Preparing your Pet for Emergencies

This information is also available as a downloadable PDF.

  • Our floods of 2015 won’t be forgotten in a long while, and the impact on the people and animals of Cumbria was well reported. While we were unaffected at Oak Tree Farm, we very soon became heavily involved in the response to the natural disaster. From this experience we learned a lot of important lessons about things which pet owners could have done to help them and their animals.
  • One of the common threads animal charities found was that people’s evacuations with their animals were slowed because owners had no plan for how they would cope if they needed to leave their homes. A majority of owners had no carrier for their cat, and none of the cats were fully up to date with their vaccinations, which meant that owners could not temporarily place animals in a boarding cattery or kennel. This was a shame as insurers would have covered this expense in many cases.
  • Weather events or man-made/natural disasters happen at any time.

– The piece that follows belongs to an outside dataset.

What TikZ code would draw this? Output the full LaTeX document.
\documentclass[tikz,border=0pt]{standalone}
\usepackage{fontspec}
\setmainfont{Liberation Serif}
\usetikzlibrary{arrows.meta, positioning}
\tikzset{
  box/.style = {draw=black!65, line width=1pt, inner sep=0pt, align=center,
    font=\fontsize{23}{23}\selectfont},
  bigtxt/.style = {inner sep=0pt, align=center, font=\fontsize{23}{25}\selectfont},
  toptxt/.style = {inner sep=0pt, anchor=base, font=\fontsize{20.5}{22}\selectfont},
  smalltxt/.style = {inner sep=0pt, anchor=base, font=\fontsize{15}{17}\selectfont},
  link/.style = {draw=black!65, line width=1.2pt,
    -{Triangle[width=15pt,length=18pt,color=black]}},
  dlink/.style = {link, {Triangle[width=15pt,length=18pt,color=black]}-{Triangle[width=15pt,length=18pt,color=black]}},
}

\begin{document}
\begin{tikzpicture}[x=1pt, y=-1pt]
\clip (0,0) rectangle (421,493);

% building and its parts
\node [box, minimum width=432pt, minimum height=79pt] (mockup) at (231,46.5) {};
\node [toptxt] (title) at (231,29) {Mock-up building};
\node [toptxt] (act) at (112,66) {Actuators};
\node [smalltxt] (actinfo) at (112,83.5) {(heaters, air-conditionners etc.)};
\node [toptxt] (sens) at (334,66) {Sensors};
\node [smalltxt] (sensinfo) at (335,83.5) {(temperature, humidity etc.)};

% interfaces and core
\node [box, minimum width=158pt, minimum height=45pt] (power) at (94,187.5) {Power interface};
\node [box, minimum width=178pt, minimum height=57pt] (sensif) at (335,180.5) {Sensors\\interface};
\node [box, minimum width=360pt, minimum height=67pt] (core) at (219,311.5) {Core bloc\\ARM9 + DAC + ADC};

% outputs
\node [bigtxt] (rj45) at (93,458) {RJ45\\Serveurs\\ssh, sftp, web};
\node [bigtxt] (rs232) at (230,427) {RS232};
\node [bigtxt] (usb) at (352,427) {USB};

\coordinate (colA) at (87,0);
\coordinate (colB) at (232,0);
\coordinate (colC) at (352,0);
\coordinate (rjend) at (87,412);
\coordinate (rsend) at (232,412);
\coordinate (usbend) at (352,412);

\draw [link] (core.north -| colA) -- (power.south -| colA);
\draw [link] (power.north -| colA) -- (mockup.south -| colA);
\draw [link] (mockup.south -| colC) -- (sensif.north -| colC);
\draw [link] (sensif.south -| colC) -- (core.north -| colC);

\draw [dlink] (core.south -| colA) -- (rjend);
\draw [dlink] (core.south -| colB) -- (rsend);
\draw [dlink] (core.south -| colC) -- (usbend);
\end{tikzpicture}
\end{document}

If you have pets, be prepared:
  • Ensure you always have enough pet food to hand (so that they are not subject to a sudden change in diet if evacuated). 7-10 days is good as supply lines to shops may be disrupted during an emergency. Keep some dry food and large water bowls so if you do need to be evacuated for several days and you cannot take the animal with you to start off with, water and food can be left somewhere safe, high up and dry in an emergency.
  • Make sure they are fully up to date with vaccinations (this must include a yearly booster) and you have the card or certificate to hand. At the time of the 2015 floods, our charity was asked to take in a large number of unvaccinated pets. This created a potential health issue as many illnesses are airborne so having lots of cats together is a huge risk.

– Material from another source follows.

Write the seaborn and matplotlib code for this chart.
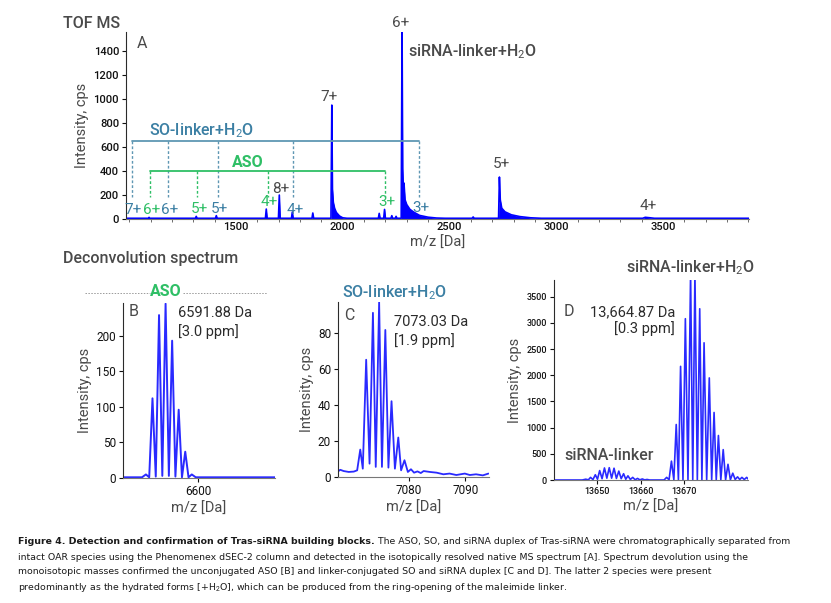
import matplotlib
matplotlib.use("Agg")
import matplotlib.pyplot as plt
import seaborn as sns
import pandas as pd

# ---- data: panel A (TOF MS spectrum, m/z vs intensity)
a_mz = [985, 1090, 1093, 1096, 1310, 1314, 1318, 1404, 1408, 1412, 1638, 1642, 1646,
        1699, 1703, 1707, 1760, 1764, 1768, 1856, 1860, 1864, 1945, 1949, 1952, 1956,
        1962, 1970, 1985, 2000, 2020, 2167, 2171, 2175, 2192, 2196, 2200, 2226, 2230,
        2234, 2246, 2250, 2254, 2274, 2278, 2281, 2284, 2287, 2292, 2300, 2315, 2335,
        2360, 2400, 2440, 2480, 2606, 2611, 2616, 2730, 2734, 2738, 2745, 2760, 2790,
        2830, 2880, 2930, 2980, 3405, 3417, 3440, 3460, 3903]
a_int = [6, 6, 14, 6, 6, 22, 6, 6, 28, 6, 6, 83, 6,
         6, 200, 6, 6, 58, 6, 6, 50, 6, 6, 950, 250, 140,
         90, 55, 25, 10, 6, 6, 47, 6, 6, 80, 6, 6, 28,
         6, 6, 22, 6, 6, 1600, 420, 260, 300, 160, 120, 80, 55,
         30, 15, 8, 6, 6, 17, 6, 6, 350, 160, 90, 60, 35,
         20, 10, 6, 6, 6, 14, 10, 6, 6]

# charge-state assignments (m/z of each charge)
so_mz = [1011, 1180, 1416, 1769, 2359]
so_lab = ["7+", "6+", "5+", "4+", "3+"]
so_lab_y = [75, 75, 85, 75, 90]
aso_mz = [1099, 1319, 1649, 2198]
aso_lab = ["6+", "5+", "4+", "3+"]
aso_lab_y = [75, 80, 140, 140]
main_mz = [1711, 1938, 2272, 2745, 3430]
main_lab = ["8+", "7+", "6+", "5+", "4+"]
main_lab_y = [253, 1017, 1633, 455, 105]

# ---- panel B (ASO deconvolution)
b_mass = [6588.5, 6591.4, 6592.0, 6592.5, 6593.0, 6593.5, 6594.0, 6594.5, 6595.0,
          6595.5, 6596.0, 6596.5, 6597.0, 6597.5, 6598.0, 6598.5, 6599.0, 6599.6, 6611.7]
b_int = [1, 1, 5, 1, 112, 2, 229, 3, 245, 3, 193, 2, 96, 1, 37, 1, 5, 1, 1]

# ---- panel C (SO-linker+H2O deconvolution)
c_mass = [7067.4, 7067.8, 7068.4, 7069.3, 7070.2, 7070.8, 7071.35, 7071.8, 7072.4,
          7073.0, 7073.6, 7074.1, 7074.7, 7075.2, 7075.8, 7076.35, 7076.9, 7077.5,
          7078.1, 7078.6, 7079.2, 7079.8, 7080.35, 7080.9, 7081.5, 7082.1, 7082.6,
          7083.7, 7084.9, 7086.1, 7087.2, 7088.4, 7089.9, 7090.8, 7091.9, 7093.1, 7094.1]
c_int = [3.1, 4.0, 3.3, 2.8, 3.0, 3.7, 15.2, 4.6, 65, 7.4, 91, 5.6, 97, 5.6, 81.5,
         5.2, 42, 4.6, 21.9, 3.7, 9.3, 2.8, 4.3, 2.4, 3.1, 2.2, 3.3, 2.8, 2.4, 1.5,
         1.9, 1.1, 1.9, 1.1, 1.5, 0.9, 1.9]

# ---- panel D (siRNA deconvolution)
d_mass = [13640.0, 13646.5, 13647.3, 13647.9, 13648.4, 13648.95, 13649.5, 13650.0,
          13650.5, 13651.05, 13651.6, 13652.15, 13652.7, 13653.25, 13653.8, 13654.35,
          13654.9, 13655.45, 13656.0, 13656.5, 13657.0, 13657.55, 13658.1, 13658.65,
          13659.2, 13659.75, 13660.3, 13660.85, 13661.4, 13662.0, 13665.3, 13665.9,
          13666.45, 13667.0, 13667.55, 13668.1, 13668.6, 13669.1, 13669.65, 13670.2,
          13670.8, 13671.4, 13671.9, 13672.4, 13672.95, 13673.5, 13674.0, 13674.5,
          13675.1, 13675.7, 13676.25, 13676.8, 13677.3, 13677.8, 13678.35, 13678.9,
          13679.45, 13680.0, 13680.55, 13681.1, 13681.65, 13682.2, 13682.7, 13683.2,
          13683.75, 13684.3, 13684.6]
d_int = [0, 0, 15, 3, 50, 8, 100, 15, 180, 25, 230, 35, 235, 35, 225, 30,
         170, 25, 120, 15, 80, 10, 50, 5, 30, 3, 20, 2, 10, 0, 0, 50,
         5, 360, 5, 1060, 5, 2170, 5, 3080, 5, 3950, 5, 3950, 5, 3270, 5, 2620,
         5, 1950, 5, 1290, 5, 850, 5, 580, 5, 300, 5, 130, 10, 60, 10, 50,
         10, 50, 20]

BLUE = "#0000ff"
LBLUE = "#2a2aff"
SO_C = "#3b7fa3"
SO_LINE = "#5f97b3"
ASO_C = "#2fbf66"
GRAY = "#4a4a4a"
DARK = "#2b2b2b"

sns.set_theme(style="ticks")
plt.rcParams["font.family"] = ["Roboto", "DejaVu Sans"]
plt.rcParams["mathtext.fontset"] = "custom"
plt.rcParams["mathtext.rm"] = "Roboto"
plt.rcParams["mathtext.it"] = "Roboto"
plt.rcParams["axes.linewidth"] = 0.8

W, H = 831, 603
fig = plt.figure(figsize=(W / 100, H / 100), dpi=100)


def rect(l, t, r, b):
    return [l / W, 1 - b / H, (r - l) / W, (b - t) / H]


def fx(px):
    return px / W


def fy(py):
    return 1 - py / H


def style_ax(ax, fs, weight="normal"):
    sns.despine(ax=ax)
    ax.spines["left"].set_color(DARK)
    ax.spines["bottom"].set_color("#777777")
    ax.tick_params(axis="both", labelsize=fs, colors="#111111", length=3, width=0.8, pad=2)
    for lab in ax.get_xticklabels() + ax.get_yticklabels():
        lab.set_fontweight(weight)
    ax.set_xlabel("m/z [Da]", color=GRAY, fontsize=10.5, labelpad=3)
    ax.set_ylabel("Intensity, cps", color=GRAY, fontsize=10.5, labelpad=3)
    ax.grid(False)


# ================= Panel A =================
axA = fig.add_axes(rect(126, 32, 749, 219))
dfA = pd.DataFrame({"mz": a_mz, "intensity": a_int})
axA.fill_between(dfA["mz"], 0, dfA["intensity"], color=BLUE, linewidth=0)
sns.lineplot(data=dfA, x="mz", y="intensity", ax=axA, color=BLUE, linewidth=1.2,
             estimator=None, sort=False)
axA.set_xlim(985, 3903)
axA.set_ylim(0, 1560)
axA.set_xticks([1500, 2000, 2500, 3000, 3500])
axA.set_yticks(range(0, 1401, 200))
axA.set_xticks(range(1000, 3901, 100), minor=True)
style_ax(axA, 8, "medium")
axA.tick_params(axis="x", which="minor", length=2, width=0.6, colors="#555555")
axA.tick_params(axis="x", which="major", length=0)

# SO-linker+H2O bracket
axA.plot([so_mz[0], so_mz[-1]], [650, 650], color=SO_LINE, lw=1.3)
for m, lab, ly in zip(so_mz, so_lab, so_lab_y):
    axA.plot([m, m], [650, 180], color=SO_LINE, lw=1.0, ls=(0, (2, 1.5)))
    axA.text(m + 8, ly, lab, color=SO_C, fontsize=11, ha="center", va="center")
axA.text(1340, 739, "SO-linker+H$_2$O", color=SO_C, fontsize=11.5, ha="center",
         va="center", fontweight="medium")

# ASO bracket
axA.plot([aso_mz[0], aso_mz[-1]], [400, 400], color=ASO_C, lw=1.3)
for m, lab, ly in zip(aso_mz, aso_lab, aso_lab_y):
    axA.plot([m, m], [400, 185], color=ASO_C, lw=1.0, ls=(0, (2, 1.5)))
    axA.text(m + 8, ly, lab, color=ASO_C, fontsize=11, ha="center", va="center")
axA.text(1554, 469, "ASO", color=ASO_C, fontsize=11.5, ha="center", va="center",
         fontweight="bold")

for m, lab, ly in zip(main_mz, main_lab, main_lab_y):
    axA.text(m, ly, lab, color=GRAY, fontsize=11, ha="center", va="center", clip_on=False)
axA.text(2307, 1392, "siRNA-linker+H$_2$O", color=GRAY, fontsize=11.5, ha="left",
         va="center", fontweight="medium")
axA.text(1059, 1460, "A", color=GRAY, fontsize=11.5, ha="center", va="center")

fig.text(fx(63), fy(23), "TOF MS", color=GRAY, fontsize=11.5, ha="left", va="center",
         fontweight="medium")
fig.text(fx(63), fy(259), "Deconvolution spectrum", color=GRAY, fontsize=11.5,
         ha="left", va="center", fontweight="medium")

# ================= Panel B =================
axB = fig.add_axes(rect(123, 303, 275, 478))
dfB = pd.DataFrame({"mass": b_mass, "intensity": b_int})
sns.lineplot(data=dfB, x="mass", y="intensity", ax=axB, color=LBLUE, linewidth=1.4,
             estimator=None, sort=False)
axB.set_xlim(6588.5, 6611.7)
axB.set_ylim(0, 246)
axB.set_xticks([6600])
axB.set_yticks([0, 50, 100, 150, 200])
style_ax(axB, 8.5)
fig.text(fx(129), fy(312), "B", color=GRAY, fontsize=11.5, ha="left", va="center")
fig.text(fx(178), fy(313), "6591.88 Da", color=DARK, fontsize=10.5, ha="left", va="center")
fig.text(fx(178), fy(332), "[3.0 ppm]", color=DARK, fontsize=10.5, ha="left", va="center")
fig.text(fx(166), fy(291), "ASO", color=ASO_C, fontsize=11.5, ha="center", va="center",
         fontweight="bold")
fig.add_artist(plt.Line2D([fx(85), fx(150)], [fy(293), fy(293)], color="#9a9a9a",
                          lw=0.7, ls=(0, (1.5, 1.5))))
fig.add_artist(plt.Line2D([fx(183), fx(267)], [fy(293), fy(293)], color="#9a9a9a",
                          lw=0.7, ls=(0, (1.5, 1.5))))

# ================= Panel C =================
axC = fig.add_axes(rect(338, 302, 489, 477))
dfC = pd.DataFrame({"mass": c_mass, "intensity": c_int})
sns.lineplot(data=dfC, x="mass", y="intensity", ax=axC, color=LBLUE, linewidth=1.3,
             estimator=None, sort=False)
axC.set_xlim(7067.4, 7094.2)
axC.set_ylim(0, 97)
axC.set_xticks([7080, 7090])
axC.set_yticks([0, 20, 40, 60, 80])
style_ax(axC, 8.5)
fig.text(fx(344), fy(315), "C", color=GRAY, fontsize=11.5, ha="left", va="center")
fig.text(fx(394), fy(322), "7073.03 Da", color=DARK, fontsize=10.5, ha="left", va="center")
fig.text(fx(394), fy(341), "[1.9 ppm]", color=DARK, fontsize=10.5, ha="left", va="center")
fig.text(fx(395), fy(293), "SO-linker+H$_2$O", color=SO_C, fontsize=11.5, ha="center",
         va="center", fontweight="medium")

# ================= Panel D =================
axD = fig.add_axes(rect(554, 280, 748, 480))
dfD = pd.DataFrame({"mass": d_mass, "intensity": d_int})
sns.lineplot(data=dfD, x="mass", y="intensity", ax=axD, color=LBLUE, linewidth=1.2,
             estimator=None, sort=False)
axD.set_xlim(13640, 13684.6)
axD.set_ylim(0, 3820)
axD.set_xticks([13650, 13660, 13670])
axD.set_yticks(range(0, 3501, 500))
style_ax(axD, 6.5, "medium")
fig.text(fx(564), fy(312), "D", color=GRAY, fontsize=11.5, ha="left", va="center")
fig.text(fx(675), fy(312), "13,664.87 Da", color=DARK, fontsize=10.5, ha="right", va="center")
fig.text(fx(675), fy(329), "[0.3 ppm]", color=DARK, fontsize=10.5, ha="right", va="center")
fig.text(fx(690), fy(268), "siRNA-linker+H$_2$O", color=GRAY, fontsize=11.5, ha="center",
         va="center", fontweight="medium")
fig.text(fx(564), fy(456), "siRNA-linker", color=GRAY, fontsize=11.5, ha="left",
         va="center", fontweight="medium")

# ================= caption =================
cap_bold = "Figure 4. Detection and confirmation of Tras-siRNA building blocks."
cap_lines = [
    " The ASO, SO, and siRNA duplex of Tras-siRNA were chromatographically separated from",
    "intact OAR species using the Phenomenex dSEC-2 column and detected in the isotopically "
    "resolved native MS spectrum [A]. Spectrum devolution using the",
    "monoisotopic masses confirmed the unconjugated ASO [B] and linker-conjugated SO and "
    "siRNA duplex [C and D]. The latter 2 species were present",
    "predominantly as the hydrated forms [+H$_2$O], which can be produced from the "
    "ring-opening of the maleimide linker.",
]
cap_y = [541, 557, 572, 588]
cap_kw = dict(family=["DejaVu Sans"], color="#1a1a1a", ha="left", va="center")
renderer = fig.canvas.get_renderer()

# fit the caption so that its first line spans the same width as in the figure
cap_fs = 7.0
tb = fig.text(fx(18), fy(cap_y[0]), cap_bold, fontsize=cap_fs, fontweight="bold", **cap_kw)
t1 = fig.text(0, fy(cap_y[0]), cap_lines[0], fontsize=cap_fs, **cap_kw)
w = tb.get_window_extent(renderer).width + t1.get_window_extent(renderer).width
cap_fs = cap_fs * 782 / w
tb.set_fontsize(cap_fs)
t1.set_fontsize(cap_fs)
bb = tb.get_window_extent(renderer)
t1.set_x(bb.x1 / fig.bbox.width)
for line, yy in zip(cap_lines[1:], cap_y[1:]):
    fig.text(fx(18), fy(yy), line, fontsize=cap_fs, **cap_kw)

fig.savefig("out.png", dpi=100, facecolor="white")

  • Get your dogs and cats microchipped (this is the law for dogs) and keep the chip registration up to date if you move (also a legal requirement for dogs). That way if your animals are separated from you during floods or events, you can easily be reunited. Register any ongoing medical conditions with the chip database so your pet, if rescued, can get its meds. Make sure your dogs are collar-tagged, you may want to also collar and tag your cat in in the immediate period prior to any known storms or emergency just to be safe.

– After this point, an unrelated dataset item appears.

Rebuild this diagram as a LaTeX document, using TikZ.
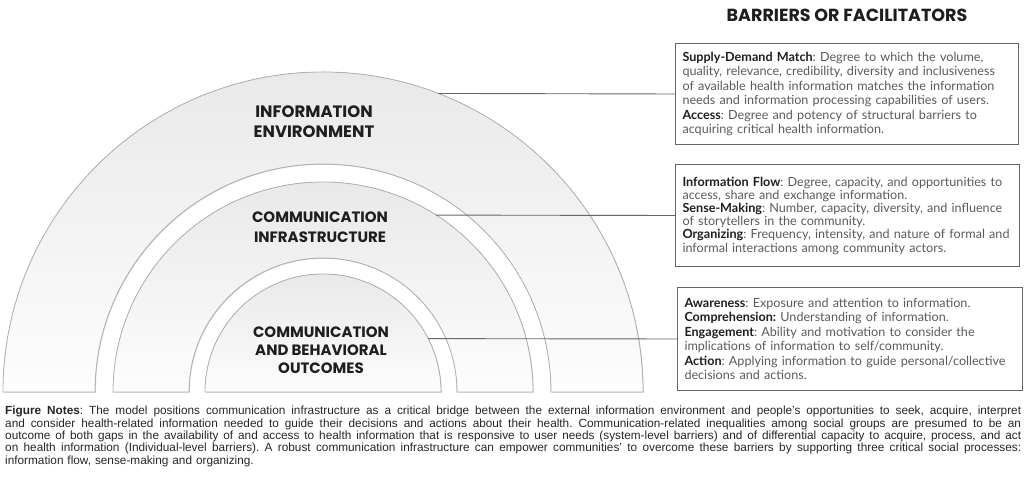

  • For cats or other smaller animals – have a carrier! The lack of a carrier for cats severely delayed many evacuations and held up the emergency services from reaching other residents more quickly. Make sure the carrier is secure, all the door clips are working, and get the cat used to going in and out of it.
  • For dogs – leads, coats, collar and some chews and toys to alleviate boredom. A folding dog crate is even better.
  • Always have enough of any of your pet’s medication to last at least a week – the floods happened on a Saturday when many vet practices were shut.
  • For animals that cannot be brought into the home such as livestock, check their shelter to ensure that they will be safe from the elements and flying debris.
  • Have a plan with friends or relatives for whether they could help by housing your animal for you in the immediate aftermath of the events for a few days.
  • Have a good photo of your pet, ideally electronically to send by phone or email to ID them
  • If you know that your animal has been evacuated by emergency services, the RSPCA or us, contact us straight away to let us know to save us additional work in trying to trace you. During any local emergency or evacuation, it is likely that the human emergency services will coordinate the evacuation of animals with the RSPCA. So keep their number handy for emergencies – it is 0300 1234999 (this is the national number rather than the local clinic). 
  • NEVER leave pets behind. Review your evacuation plans before the storm and know a safe place where your pets can go if you need to evacuate. Remember they are totally dependent on you if crated.
  • Secure exits and cat doors so pets can't escape into the storm or flood.
  • Do not tranquilize your animals. They'll need to be fully with-it to adapt to any journeys or changes.
  • After the storm or flood, displaced objects and fallen trees can disorient pets and sharp debris could harm them.
  • Give animals time to become re-oriented. Familiar scents and landmarks may be altered and cause a pet to become confused or lost. If you have been evacuated for an extended time, then when you return home you will need to keep your cat indoors for a fortnight or so afterwards before allowing them outside.
  • Keep children and animals away from hazards such as downed power lines and water that may be contaminated.